# START OF RECORDS

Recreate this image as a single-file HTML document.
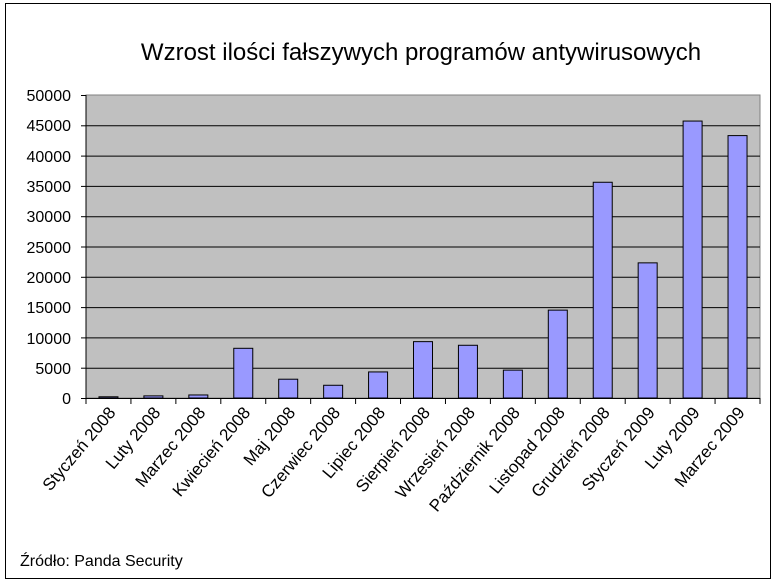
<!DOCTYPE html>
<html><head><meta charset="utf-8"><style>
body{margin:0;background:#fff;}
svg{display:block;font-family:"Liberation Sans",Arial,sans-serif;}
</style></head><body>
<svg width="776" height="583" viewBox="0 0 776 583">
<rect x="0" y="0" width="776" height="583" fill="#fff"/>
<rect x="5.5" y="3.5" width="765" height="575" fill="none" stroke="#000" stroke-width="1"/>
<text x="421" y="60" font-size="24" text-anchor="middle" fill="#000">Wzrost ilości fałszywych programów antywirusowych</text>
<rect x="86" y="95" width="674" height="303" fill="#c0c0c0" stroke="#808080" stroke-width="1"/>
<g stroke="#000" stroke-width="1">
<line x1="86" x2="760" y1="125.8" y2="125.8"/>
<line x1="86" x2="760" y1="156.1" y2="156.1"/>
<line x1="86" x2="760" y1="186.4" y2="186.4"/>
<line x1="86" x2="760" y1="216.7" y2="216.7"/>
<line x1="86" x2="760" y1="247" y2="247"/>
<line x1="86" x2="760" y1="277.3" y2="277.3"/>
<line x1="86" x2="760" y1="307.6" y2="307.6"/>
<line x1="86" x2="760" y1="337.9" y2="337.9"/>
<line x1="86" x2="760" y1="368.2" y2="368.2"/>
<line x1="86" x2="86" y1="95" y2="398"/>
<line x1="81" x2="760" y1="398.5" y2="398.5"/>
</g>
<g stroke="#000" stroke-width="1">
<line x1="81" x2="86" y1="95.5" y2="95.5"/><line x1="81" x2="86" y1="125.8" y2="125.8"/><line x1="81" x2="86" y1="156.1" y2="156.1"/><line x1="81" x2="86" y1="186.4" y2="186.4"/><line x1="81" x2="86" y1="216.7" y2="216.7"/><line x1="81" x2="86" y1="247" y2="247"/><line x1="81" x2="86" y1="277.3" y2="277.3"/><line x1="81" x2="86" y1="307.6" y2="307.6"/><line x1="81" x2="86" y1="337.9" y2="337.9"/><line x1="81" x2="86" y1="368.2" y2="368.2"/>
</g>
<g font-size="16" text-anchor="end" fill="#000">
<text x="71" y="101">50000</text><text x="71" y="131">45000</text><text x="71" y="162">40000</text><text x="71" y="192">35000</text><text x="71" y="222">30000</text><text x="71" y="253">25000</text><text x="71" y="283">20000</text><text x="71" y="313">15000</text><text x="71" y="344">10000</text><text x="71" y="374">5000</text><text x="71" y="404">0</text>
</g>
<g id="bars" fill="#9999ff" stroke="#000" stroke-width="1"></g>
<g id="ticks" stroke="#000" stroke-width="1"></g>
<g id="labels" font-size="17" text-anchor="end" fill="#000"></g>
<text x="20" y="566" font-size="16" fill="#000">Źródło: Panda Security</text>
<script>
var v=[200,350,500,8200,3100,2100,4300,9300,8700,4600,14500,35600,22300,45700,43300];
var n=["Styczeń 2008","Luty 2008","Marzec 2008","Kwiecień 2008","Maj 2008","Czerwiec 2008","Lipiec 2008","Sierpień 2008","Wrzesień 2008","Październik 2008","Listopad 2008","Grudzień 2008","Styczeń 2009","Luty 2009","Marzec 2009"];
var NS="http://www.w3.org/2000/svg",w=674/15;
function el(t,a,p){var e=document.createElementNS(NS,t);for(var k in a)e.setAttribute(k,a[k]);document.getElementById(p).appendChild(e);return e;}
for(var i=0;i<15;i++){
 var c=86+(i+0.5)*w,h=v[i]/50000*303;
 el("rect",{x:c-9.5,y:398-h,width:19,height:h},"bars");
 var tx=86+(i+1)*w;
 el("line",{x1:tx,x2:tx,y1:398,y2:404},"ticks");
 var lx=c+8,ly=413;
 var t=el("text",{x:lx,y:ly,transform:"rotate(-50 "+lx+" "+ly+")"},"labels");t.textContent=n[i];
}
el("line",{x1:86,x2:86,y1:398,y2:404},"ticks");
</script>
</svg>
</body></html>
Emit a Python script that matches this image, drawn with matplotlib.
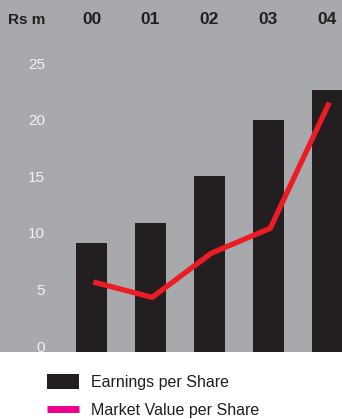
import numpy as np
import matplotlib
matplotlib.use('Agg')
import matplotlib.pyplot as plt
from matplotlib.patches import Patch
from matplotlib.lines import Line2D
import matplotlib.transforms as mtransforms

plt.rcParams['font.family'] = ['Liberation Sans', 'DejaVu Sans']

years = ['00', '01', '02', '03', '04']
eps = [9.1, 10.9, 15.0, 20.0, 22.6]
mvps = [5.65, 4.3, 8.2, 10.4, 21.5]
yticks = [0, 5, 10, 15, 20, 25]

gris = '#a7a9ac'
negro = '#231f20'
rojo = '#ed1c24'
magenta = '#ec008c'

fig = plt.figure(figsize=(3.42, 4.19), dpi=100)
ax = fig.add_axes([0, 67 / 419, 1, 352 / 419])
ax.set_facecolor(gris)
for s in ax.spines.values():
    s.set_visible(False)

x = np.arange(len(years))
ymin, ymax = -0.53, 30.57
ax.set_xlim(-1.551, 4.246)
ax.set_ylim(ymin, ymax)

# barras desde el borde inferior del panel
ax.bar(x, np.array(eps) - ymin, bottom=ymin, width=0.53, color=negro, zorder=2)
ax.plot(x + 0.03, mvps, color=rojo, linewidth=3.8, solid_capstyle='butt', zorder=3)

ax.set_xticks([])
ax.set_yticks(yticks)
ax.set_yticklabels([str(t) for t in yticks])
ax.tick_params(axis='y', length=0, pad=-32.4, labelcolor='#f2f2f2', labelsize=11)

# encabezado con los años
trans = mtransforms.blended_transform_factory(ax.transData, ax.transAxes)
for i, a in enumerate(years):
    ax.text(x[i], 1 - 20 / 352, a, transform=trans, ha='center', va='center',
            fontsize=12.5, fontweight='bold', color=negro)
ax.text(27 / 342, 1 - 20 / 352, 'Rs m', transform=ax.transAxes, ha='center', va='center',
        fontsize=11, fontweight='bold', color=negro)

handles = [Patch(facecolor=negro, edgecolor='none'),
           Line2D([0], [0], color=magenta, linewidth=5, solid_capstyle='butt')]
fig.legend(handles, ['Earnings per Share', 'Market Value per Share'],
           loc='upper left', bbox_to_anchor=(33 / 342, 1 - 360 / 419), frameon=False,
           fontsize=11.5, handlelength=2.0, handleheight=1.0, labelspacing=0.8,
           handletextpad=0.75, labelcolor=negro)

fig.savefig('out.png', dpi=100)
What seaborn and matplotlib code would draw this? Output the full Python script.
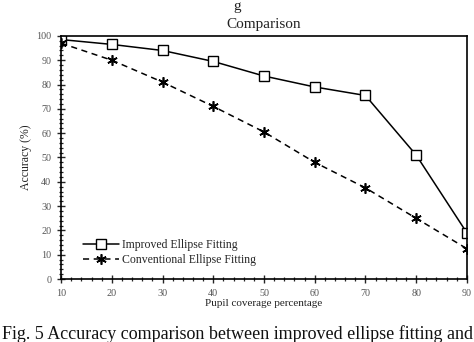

# END OF RECORDS

TASK BRIEF
Using the records above, list each line that includes "script".

WRITTEN ANSWER
<script>
</script>
Emit a Python script that matches this image, drawn with matplotlib.
What seaborn and matplotlib code would draw this? Output the full Python script.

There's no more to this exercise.